Part of: Fake Cancellation & Refund Scams
Last reviewed: 8 June 2026
With millions of hotel reservations placed through Marriott's global portfolio each year, fraudulent cancellation notices are an effective phishing vector. Travellers who have a genuine upcoming Marriott stay are naturally concerned when they receive a message suggesting their booking has been cancelled — and the urgency of the situation overrides critical thinking.
The scam is timed to be maximally disruptive: messages often arrive a few days before a trip, claiming the hotel cancelled the reservation due to a 'payment verification failure' and that a refund is being processed. Victims who click the 'Claim Refund' link hand over their Marriott login and card details to the scammer.
Marriott's real cancellation notifications arrive exclusively from '@marriott.com' email addresses and are reflected immediately in the reservation management section of the Marriott Bonvoy app. If a real cancellation occurs, the refund is processed automatically to the original payment method — no card re-entry is ever required.

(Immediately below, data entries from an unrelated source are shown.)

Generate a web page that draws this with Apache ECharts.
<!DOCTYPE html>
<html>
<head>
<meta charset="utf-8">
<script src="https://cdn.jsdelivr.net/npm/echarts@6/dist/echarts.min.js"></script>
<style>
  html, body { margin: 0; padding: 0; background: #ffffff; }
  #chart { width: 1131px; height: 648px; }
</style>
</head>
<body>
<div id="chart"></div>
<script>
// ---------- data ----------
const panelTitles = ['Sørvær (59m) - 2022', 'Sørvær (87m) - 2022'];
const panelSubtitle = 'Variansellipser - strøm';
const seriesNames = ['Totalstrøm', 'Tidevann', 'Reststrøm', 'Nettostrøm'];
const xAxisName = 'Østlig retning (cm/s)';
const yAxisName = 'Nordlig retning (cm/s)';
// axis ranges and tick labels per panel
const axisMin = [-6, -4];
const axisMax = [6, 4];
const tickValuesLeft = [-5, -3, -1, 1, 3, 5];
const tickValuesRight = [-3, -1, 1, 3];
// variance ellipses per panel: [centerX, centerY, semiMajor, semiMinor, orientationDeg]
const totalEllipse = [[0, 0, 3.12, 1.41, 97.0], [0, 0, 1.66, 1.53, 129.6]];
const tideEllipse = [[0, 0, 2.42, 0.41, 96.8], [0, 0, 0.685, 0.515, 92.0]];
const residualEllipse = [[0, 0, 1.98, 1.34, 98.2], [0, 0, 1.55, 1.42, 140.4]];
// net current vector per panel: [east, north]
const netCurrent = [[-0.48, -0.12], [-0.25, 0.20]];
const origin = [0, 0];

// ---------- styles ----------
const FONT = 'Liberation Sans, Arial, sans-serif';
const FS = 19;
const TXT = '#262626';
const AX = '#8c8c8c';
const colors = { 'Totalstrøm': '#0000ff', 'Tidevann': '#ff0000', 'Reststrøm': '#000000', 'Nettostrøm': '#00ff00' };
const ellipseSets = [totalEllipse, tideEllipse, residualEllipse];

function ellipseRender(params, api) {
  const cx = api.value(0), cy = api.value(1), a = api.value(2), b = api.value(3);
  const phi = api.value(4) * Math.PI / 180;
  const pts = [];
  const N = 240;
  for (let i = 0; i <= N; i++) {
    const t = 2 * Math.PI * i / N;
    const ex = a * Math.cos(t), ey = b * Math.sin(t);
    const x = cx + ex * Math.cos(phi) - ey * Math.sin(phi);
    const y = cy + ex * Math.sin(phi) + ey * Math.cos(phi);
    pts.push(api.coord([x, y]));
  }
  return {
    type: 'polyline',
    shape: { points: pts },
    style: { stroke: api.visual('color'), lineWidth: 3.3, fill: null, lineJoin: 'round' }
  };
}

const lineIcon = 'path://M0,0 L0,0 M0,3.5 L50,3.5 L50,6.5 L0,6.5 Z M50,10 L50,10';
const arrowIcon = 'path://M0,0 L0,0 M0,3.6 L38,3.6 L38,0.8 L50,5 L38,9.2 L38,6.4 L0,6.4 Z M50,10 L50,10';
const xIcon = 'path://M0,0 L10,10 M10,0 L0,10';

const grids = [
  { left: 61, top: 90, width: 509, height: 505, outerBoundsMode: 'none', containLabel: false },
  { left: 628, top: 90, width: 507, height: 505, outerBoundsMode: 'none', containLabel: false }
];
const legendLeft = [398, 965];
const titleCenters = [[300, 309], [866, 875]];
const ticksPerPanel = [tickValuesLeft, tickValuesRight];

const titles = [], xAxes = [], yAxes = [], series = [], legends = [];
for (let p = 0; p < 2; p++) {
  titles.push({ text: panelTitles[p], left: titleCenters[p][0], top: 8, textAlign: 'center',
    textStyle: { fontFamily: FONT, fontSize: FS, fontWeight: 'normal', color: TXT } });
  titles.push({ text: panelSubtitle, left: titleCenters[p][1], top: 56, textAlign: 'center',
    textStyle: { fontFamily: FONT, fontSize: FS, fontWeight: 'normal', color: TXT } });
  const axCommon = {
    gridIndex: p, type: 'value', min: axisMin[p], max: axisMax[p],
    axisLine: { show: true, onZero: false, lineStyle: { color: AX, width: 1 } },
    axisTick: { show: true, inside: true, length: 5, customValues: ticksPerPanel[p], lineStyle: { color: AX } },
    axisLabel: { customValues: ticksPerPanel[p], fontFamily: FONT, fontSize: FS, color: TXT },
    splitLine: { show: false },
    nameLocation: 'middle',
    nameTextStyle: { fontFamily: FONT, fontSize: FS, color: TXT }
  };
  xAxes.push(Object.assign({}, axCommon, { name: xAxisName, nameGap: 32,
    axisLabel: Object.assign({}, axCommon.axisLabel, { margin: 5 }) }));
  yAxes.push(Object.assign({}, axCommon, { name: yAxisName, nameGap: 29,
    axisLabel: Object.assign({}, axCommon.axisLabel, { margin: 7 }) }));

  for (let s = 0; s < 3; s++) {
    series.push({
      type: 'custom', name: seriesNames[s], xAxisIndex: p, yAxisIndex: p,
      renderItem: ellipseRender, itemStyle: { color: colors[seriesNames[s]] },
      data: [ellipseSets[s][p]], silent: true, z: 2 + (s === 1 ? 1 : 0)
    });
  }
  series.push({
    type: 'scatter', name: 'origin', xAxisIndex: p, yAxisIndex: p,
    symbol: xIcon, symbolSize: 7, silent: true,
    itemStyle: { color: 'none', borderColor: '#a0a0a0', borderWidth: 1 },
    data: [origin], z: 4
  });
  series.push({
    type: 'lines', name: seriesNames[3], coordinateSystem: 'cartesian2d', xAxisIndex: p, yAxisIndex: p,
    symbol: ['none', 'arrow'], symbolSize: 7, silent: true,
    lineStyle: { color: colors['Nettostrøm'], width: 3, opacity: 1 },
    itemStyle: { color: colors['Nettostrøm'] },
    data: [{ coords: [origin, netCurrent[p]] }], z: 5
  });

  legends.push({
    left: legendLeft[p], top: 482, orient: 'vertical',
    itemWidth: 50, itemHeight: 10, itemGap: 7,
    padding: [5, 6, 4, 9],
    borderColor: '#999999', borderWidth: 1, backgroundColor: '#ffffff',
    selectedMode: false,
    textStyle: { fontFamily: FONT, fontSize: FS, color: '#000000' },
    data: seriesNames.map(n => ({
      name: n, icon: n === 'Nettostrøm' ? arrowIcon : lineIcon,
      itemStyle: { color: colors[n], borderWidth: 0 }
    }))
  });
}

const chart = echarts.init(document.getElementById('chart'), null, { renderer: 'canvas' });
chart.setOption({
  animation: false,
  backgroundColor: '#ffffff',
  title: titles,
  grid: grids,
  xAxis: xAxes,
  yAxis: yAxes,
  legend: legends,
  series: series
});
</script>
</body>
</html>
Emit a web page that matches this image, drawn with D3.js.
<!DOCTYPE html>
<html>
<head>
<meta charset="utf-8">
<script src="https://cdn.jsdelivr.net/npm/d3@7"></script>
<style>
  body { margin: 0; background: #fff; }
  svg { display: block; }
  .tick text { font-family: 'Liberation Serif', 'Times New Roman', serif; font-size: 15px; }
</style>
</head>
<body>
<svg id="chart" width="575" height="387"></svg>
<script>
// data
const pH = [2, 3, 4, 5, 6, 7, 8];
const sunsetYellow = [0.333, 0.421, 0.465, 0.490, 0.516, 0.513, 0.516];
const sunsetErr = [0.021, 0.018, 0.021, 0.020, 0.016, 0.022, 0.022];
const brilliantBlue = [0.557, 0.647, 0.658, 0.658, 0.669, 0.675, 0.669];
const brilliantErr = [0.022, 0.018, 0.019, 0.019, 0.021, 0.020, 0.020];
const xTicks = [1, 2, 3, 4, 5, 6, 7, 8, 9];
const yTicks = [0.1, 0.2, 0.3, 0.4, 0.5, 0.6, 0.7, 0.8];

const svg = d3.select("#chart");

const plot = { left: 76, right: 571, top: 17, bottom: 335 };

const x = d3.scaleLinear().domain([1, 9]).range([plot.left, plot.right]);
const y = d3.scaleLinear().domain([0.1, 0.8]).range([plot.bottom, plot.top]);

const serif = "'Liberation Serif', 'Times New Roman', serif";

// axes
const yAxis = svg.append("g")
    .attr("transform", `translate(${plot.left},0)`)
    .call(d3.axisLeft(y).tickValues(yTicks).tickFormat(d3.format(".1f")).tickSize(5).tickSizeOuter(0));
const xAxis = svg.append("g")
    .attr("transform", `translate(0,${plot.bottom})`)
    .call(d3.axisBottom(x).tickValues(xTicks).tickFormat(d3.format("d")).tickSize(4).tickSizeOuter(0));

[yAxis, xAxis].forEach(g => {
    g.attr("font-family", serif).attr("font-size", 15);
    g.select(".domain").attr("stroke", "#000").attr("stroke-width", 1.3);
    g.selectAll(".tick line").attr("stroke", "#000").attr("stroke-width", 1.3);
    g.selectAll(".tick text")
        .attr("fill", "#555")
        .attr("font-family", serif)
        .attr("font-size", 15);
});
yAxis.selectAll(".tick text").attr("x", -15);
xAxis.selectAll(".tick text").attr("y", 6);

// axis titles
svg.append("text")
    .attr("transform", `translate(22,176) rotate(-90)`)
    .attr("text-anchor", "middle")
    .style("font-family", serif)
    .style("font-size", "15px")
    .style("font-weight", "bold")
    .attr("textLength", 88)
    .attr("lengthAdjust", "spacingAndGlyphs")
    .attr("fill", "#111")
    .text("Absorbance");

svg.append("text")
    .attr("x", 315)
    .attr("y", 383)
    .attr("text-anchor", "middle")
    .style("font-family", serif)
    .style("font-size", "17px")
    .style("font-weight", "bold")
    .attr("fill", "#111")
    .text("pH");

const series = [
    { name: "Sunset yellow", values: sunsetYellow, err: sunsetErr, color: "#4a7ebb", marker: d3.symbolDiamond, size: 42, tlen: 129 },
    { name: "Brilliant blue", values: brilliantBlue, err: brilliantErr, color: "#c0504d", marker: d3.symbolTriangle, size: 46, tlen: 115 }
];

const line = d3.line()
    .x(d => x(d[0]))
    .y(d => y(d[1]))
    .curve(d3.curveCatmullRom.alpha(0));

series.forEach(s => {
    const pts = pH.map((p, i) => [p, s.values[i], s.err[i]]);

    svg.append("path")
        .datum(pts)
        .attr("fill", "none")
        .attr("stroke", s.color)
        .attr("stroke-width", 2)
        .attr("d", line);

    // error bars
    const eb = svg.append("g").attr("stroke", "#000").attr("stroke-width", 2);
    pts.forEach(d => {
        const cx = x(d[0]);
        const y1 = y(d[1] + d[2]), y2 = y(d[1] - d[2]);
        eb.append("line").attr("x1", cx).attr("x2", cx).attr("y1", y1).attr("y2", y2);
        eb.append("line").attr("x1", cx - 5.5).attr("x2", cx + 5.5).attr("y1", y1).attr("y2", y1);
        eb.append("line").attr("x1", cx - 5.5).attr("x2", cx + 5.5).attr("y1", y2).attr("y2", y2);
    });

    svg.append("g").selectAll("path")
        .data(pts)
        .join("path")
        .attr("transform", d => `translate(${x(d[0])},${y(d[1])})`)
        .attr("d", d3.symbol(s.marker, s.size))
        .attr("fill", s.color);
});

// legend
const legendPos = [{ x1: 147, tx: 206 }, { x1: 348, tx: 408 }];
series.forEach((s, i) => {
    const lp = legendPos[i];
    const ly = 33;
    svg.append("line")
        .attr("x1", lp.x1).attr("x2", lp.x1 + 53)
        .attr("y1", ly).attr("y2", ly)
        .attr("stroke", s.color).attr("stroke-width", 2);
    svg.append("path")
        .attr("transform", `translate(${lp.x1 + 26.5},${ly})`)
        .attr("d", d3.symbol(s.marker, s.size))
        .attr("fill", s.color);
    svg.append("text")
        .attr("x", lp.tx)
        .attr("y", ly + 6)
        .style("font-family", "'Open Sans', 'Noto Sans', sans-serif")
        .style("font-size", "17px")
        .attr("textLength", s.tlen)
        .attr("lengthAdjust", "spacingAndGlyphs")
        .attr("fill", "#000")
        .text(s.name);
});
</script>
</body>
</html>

How this scam works on the Marriott brand
The phishing email adopts Marriott's navy and gold corporate design, quoting a hotel name, confirmation number, and arrival date — sometimes accurately sourced from a previous booking or a data breach. The message states the reservation was cancelled due to a payment issue and instructs the guest to click a link to 'verify their account and receive their refund'.
The link leads to a Marriott sign-in lookalike page. After logging in, the victim is shown a payment form requesting card details to complete the 'refund transfer'. This step is entirely fictitious in Marriott's real process.

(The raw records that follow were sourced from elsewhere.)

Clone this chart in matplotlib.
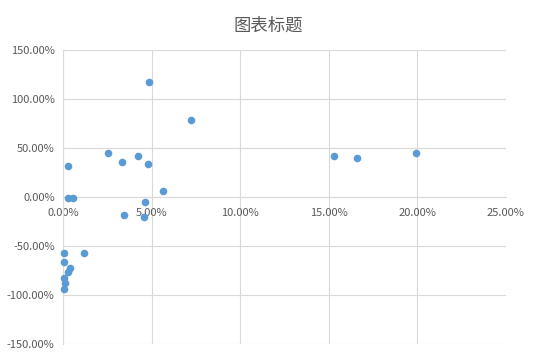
import matplotlib
matplotlib.use("Agg")
import matplotlib.pyplot as plt
from matplotlib.ticker import FuncFormatter, MultipleLocator

plt.rcParams['font.family'] = ['Noto Sans CJK SC', 'DejaVu Sans']

# data (x and y as fractions, shown as percent)
x_vals = [0.0487, 0.0724, 0.0256, 0.0335, 0.0425, 0.0481, 0.0030, 0.0566,
          0.0030, 0.0058, 0.0464, 0.0346, 0.0459,
          0.0120, 0.0006, 0.0006, 0.0040, 0.0028, 0.0006, 0.0014, 0.0006,
          0.1530, 0.1660, 0.1990]
y_vals = [1.180, 0.783, 0.456, 0.354, 0.425, 0.334, 0.316, 0.058,
          -0.013, -0.013, -0.054, -0.187, -0.207,
          -0.575, -0.575, -0.666, -0.720, -0.765, -0.830, -0.874, -0.935,
          0.425, 0.395, 0.446]

title = "图表标题"
text_col = "#595959"
grid_col = "#D9D9D9"

fig = plt.figure(figsize=(5.36, 3.6), dpi=100)
ax = fig.add_axes([0.1175, 0.0444, 0.8265, 0.8159])

ax.scatter(x_vals, y_vals, s=30, color="#5B9BD5", zorder=3, linewidths=0,
           clip_on=False)

ax.set_xlim(0, 0.25)
ax.set_ylim(-1.5, 1.5)
ax.xaxis.set_major_locator(MultipleLocator(0.05))
ax.yaxis.set_major_locator(MultipleLocator(0.5))
pct = FuncFormatter(lambda v, p: "{:.2f}%".format(v * 100))
ax.xaxis.set_major_formatter(pct)
ax.yaxis.set_major_formatter(pct)

ax.grid(True, color=grid_col, linewidth=0.8, zorder=0)
ax.set_axisbelow(True)
for s in ["top", "right"]:
    ax.spines[s].set_visible(False)
ax.spines["bottom"].set_position(("data", 0))
ax.spines["bottom"].set_color(grid_col)
ax.spines["left"].set_color(grid_col)
ax.tick_params(length=0, labelsize=8, labelcolor=text_col)
ax.tick_params(axis="x", pad=8)
ax.tick_params(axis="y", pad=6)

fig.suptitle(title, y=0.955, fontsize=12.5, color=text_col)

fig.savefig("out.png", dpi=100)
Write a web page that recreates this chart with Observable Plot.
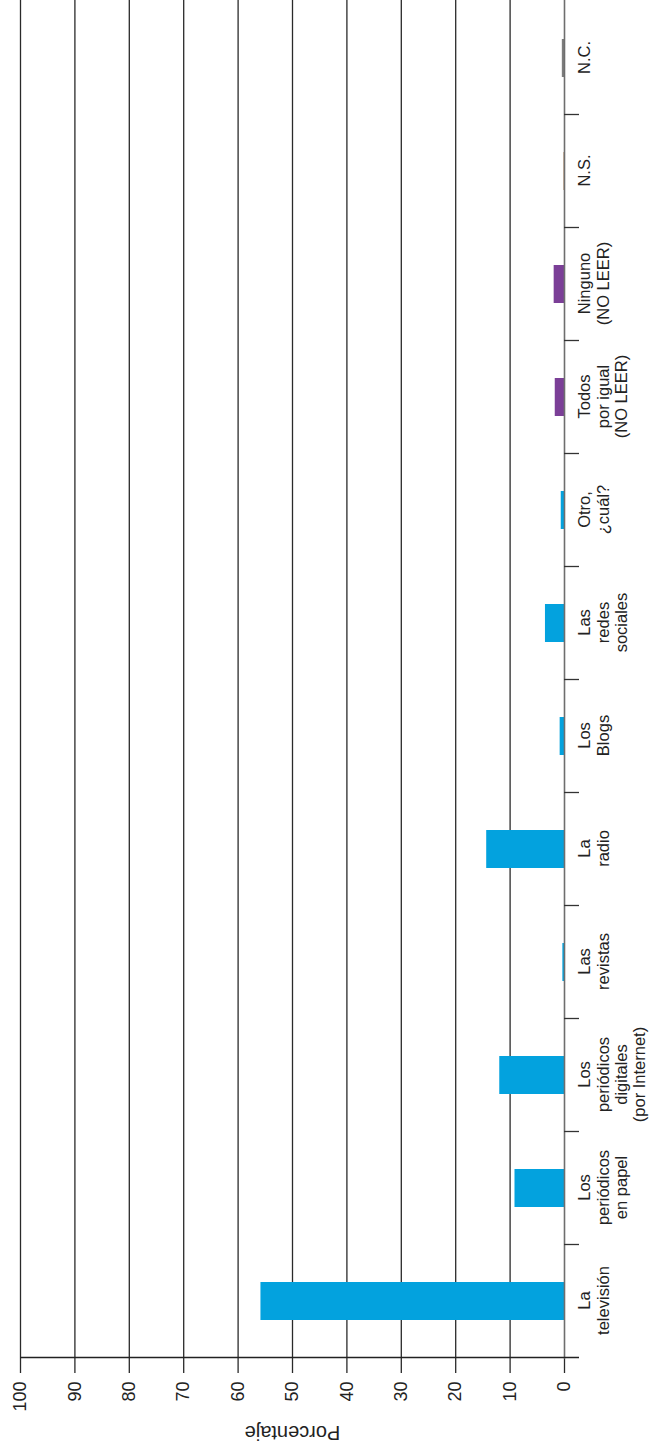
<!DOCTYPE html>
<html>
<head>
<meta charset="utf-8">
<script src="https://cdn.jsdelivr.net/npm/d3@7"></script>
<script src="https://cdn.jsdelivr.net/npm/@observablehq/plot@0.6"></script>
<style>
  html, body { margin: 0; padding: 0; background: #fff; overflow: hidden; }
  #wrap { position: relative; width: 654px; height: 1449px; overflow: hidden; }
  #wrap svg {
    position: absolute; left: 0; top: 0;
    max-width: none !important; width: 1449px !important; height: 654px !important;
    transform-origin: 0 0; transform: translate(0px, 1449px) rotate(-90deg);
  }
</style>
</head>
<body>
<div id="wrap"></div>
<script>
// Data
const categories = [
  "La\ntelevisión",
  "Los\nperiódicos\nen papel",
  "Los\nperiódicos\ndigitales\n(por Internet)",
  "Las\nrevistas",
  "La\nradio",
  "Los\nBlogs",
  "Las\nredes\nsociales",
  "Otro,\n¿cuál?",
  "Todos\npor igual\n(NO LEER)",
  "Ninguno\n(NO LEER)",
  "N.S.",
  "N.C."
];
const values = [55.8, 9.1, 11.9, 0.3, 14.3, 0.8, 3.5, 0.6, 1.7, 1.9, 0.1, 0.4];
const groups = ["medio", "medio", "medio", "medio", "medio", "medio", "medio", "medio", "ninguno", "ninguno", "ns", "nc"];
const valueTicks = [0, 10, 20, 30, 40, 50, 60, 70, 80, 90, 100];
const gridTicks = [10, 20, 30, 40, 50, 60, 70, 80, 90, 100];
const axisTitle = "Porcentaje";

const rows = categories.map((c, i) => ({cat: c, value: values[i], group: groups[i]}));

const W = 1449, H = 654;
const ML = 90, MB = 90, MT = 20, MR = 0;
const catTick = 15;

// band edge ticks drawn from the x scale
function bandEdges(index, scales, vals, dims) {
  const x = scales.x, y = scales.y;
  const bw = typeof x.bandwidth === "function" ? x.bandwidth() : 0;
  const step = typeof x.step === "function" ? x.step() : (dims.width - dims.marginLeft - dims.marginRight) / categories.length;
  const edges = categories.map(c => x(c) + bw / 2 - step / 2);
  const g = d3.create("svg:g");
  const y0 = y(0), yTop = y(100);
  edges.forEach((e, k) => {
    g.append("line")
      .attr("x1", e).attr("x2", e)
      .attr("y1", k === 0 ? yTop : y0)
      .attr("y2", y0 + catTick)
      .attr("stroke", k === 0 ? "#222" : "#333")
      .attr("stroke-width", 1.3);
  });
  return g.node();
}

const chart = Plot.plot({
  width: W,
  height: H,
  marginLeft: ML,
  marginRight: MR,
  marginTop: MT,
  marginBottom: MB,
  style: {fontFamily: "'Liberation Sans', Arial, Helvetica, sans-serif", background: "#fff", color: "#222"},
  x: {domain: categories, paddingInner: 0.664, paddingOuter: 0.332, label: null},
  y: {domain: [0, 100], label: null},
  color: {domain: ["medio", "ninguno", "ns", "nc"], range: ["#03a2de", "#7b3f97", "#b38a62", "#7d7d7d"]},
  marks: [
    Plot.gridY(gridTicks, {stroke: "#2a2a2a", strokeOpacity: 1, strokeWidth: 1.3}),
    Plot.axisY(valueTicks, {tickSize: 14, tickPadding: 9, fontSize: 18, stroke: "#2a2a2a", strokeWidth: 1.3, fill: "#222", label: null}),
    Plot.barY(rows, {x: "cat", y: "value", fill: "group"}),
    Plot.ruleY([0], {stroke: "#6e6e6e", strokeWidth: 1.6}),
    bandEdges,
    Plot.axisX({tickSize: 0, tickPadding: 13, fontSize: 16.5, lineHeight: 1.1, fill: "#222", label: null}),
    Plot.text([axisTitle], {frameAnchor: "left", textAnchor: "middle", dx: -74, rotate: -90, fontSize: 20, fill: "#222"})
  ]
});

document.getElementById("wrap").appendChild(chart);
</script>
</body>
</html>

A parallel variant claims the hotel cancelled due to full-occupancy overbooking and offers the victim a 'complimentary upgrade' at a nearby partner hotel — requiring a new payment and card details on a fraudulent booking page.
Common red flags
- Cancellation notice arrives from any domain other than '@marriott.com'
- You are asked to re-enter card details to receive a refund for the cancelled reservation
- Your real Marriott Bonvoy app still shows the reservation as 'Confirmed' when you check directly
- The cancellation message references a hotel name or dates that are not accurate to any real upcoming reservation you hold
- An offer of a 'complimentary upgrade' at a nearby hotel requires a new payment through an external link
- Urgency framing states the refund will lapse if not claimed within hours
How to protect yourself
- Open the Marriott Bonvoy app immediately and check the reservation status directly — if it shows 'Confirmed', the cancellation notice is fraudulent
- Real Marriott refunds are processed automatically to your original card — no action or re-entry of payment details is required
- Enable two-factor authentication on your Bonvoy account
- Call the hotel property directly using the number on marriott.com to verify any genuine cancellation
- Change your Marriott password immediately if you logged in through a suspicious link
- Alert your card issuer if you entered card details on an external page
How to report it
- Report the phishing email to Marriott at [email protected]

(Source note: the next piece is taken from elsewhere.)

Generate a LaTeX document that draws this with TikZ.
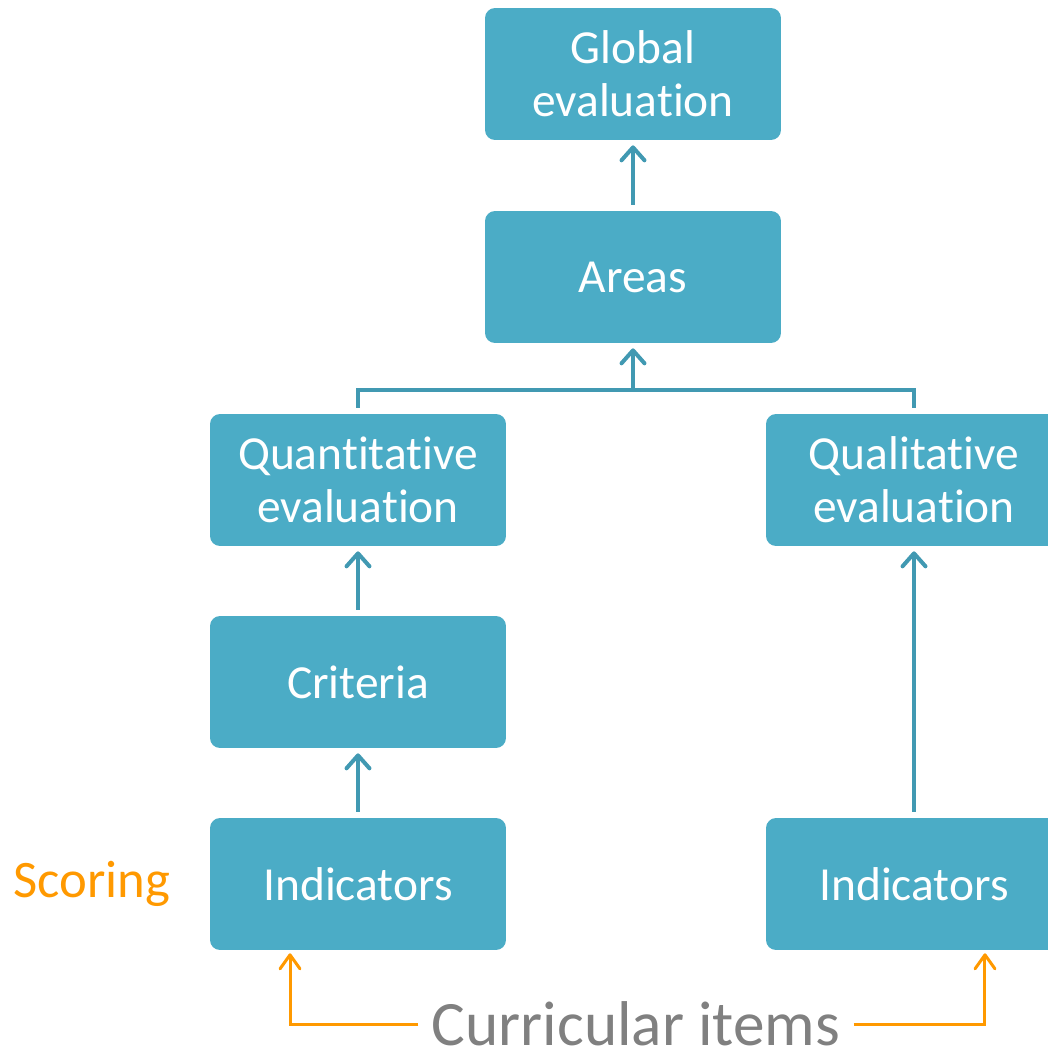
\documentclass[tikz,border=0pt]{standalone}
\usepackage{fontspec}
\setmainfont[Ligatures=NoCommon]{Carlito}
\usetikzlibrary{arrows.meta}
\definecolor{boxblue}{HTML}{4BACC6}
\definecolor{linkblue}{HTML}{4199B2}
\definecolor{scoreorange}{HTML}{FF9900}
\definecolor{itemgray}{HTML}{808080}
\begin{document}
\begin{tikzpicture}[x=0.02cm,y=-0.02cm]
    \useasboundingbox (0,0) rectangle (1048,1052);
    % Define the styles for the levels and arrows
    \tikzstyle{level}=[rectangle, rounded corners=0.2cm, fill=boxblue, text=white, align=center, text width=5.2cm, minimum width=5.92cm, minimum height=2.64cm, font=\fontsize{27}{30}\selectfont]
    \tikzstyle{link}=[line width=0.08cm, draw=linkblue]
    \tikzstyle{arrow}=[link, -{Straight Barb[round,length=0.26cm,width=0.46cm]}, shorten >=0.1cm, shorten <=0.12cm]
    \tikzstyle{feed}=[line width=0.06cm, draw=scoreorange, -{Straight Barb[round,length=0.28cm,width=0.4cm]}, shorten >=0.06cm]

    % Draw the levels
    \node[level] (global) at (633,74) {Global\\evaluation};
    \node[level] (areas) at (633,277) {Areas};
    \node[level] (quant) at (358,480) {Quantitative\\evaluation};
    \node[level] (qual) at (914,480) {Qualitative\\evaluation};
    \node[level] (crit) at (358,682) {Criteria};
    \node[level] (indL) at (358,884) {Indicators};
    \node[level] (indR) at (914,884) {Indicators};
    \node[text=scoreorange, font=\fontsize{30}{36}\selectfont] (scoring) at (92,884) {Scoring};
    \node[text=itemgray, font=\fontsize{36}{43}\selectfont, inner xsep=0.26cm, inner ysep=0pt] (items) at (636,1024) {Curricular items};
    \coordinate (merge) at (633,390);

    % Draw the arrows between the levels
    \draw[arrow] (areas) -- (global);
    \draw[arrow, shorten <=0cm] (merge) -- (areas);
    \draw[link] ([yshift=0.12cm]quant.north) |- (merge) -| ([yshift=0.12cm]qual.north);
    \draw[arrow] (crit) -- (quant);
    \draw[arrow] (indL) -- (crit);
    \draw[arrow] (indR) -- (qual);
    \draw[feed] (items.west) -| ([xshift=-1.36cm]indL.south);
    \draw[feed] (items.east) -| ([xshift=1.42cm]indR.south);
\end{tikzpicture}
\end{document}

- File a complaint with the FTC at reportfraud.ftc.gov
- Contact Marriott Bonvoy at 1-800-627-7468 to secure your account if credentials were entered
- File with the IC3 at ic3.gov if financial loss occurred
Frequently asked questions
What does a real Marriott cancellation email look like?
Real Marriott cancellation emails arrive from '@marriott.com' addresses, reference your actual confirmation number, and state that any refund has been initiated to your original payment method automatically. They never include a link to re-enter card details.
How do I verify whether my Marriott reservation was really cancelled?
Open the Marriott Bonvoy app or go to marriott.com and check 'My Trips'. If the reservation shows as active, the cancellation notice was fraudulent.
What if the cancellation email has my exact reservation details?
Scammers can source reservation details from compromised booking systems or data breaches. Accurate details alone do not authenticate the email — always verify through the app or marriott.com.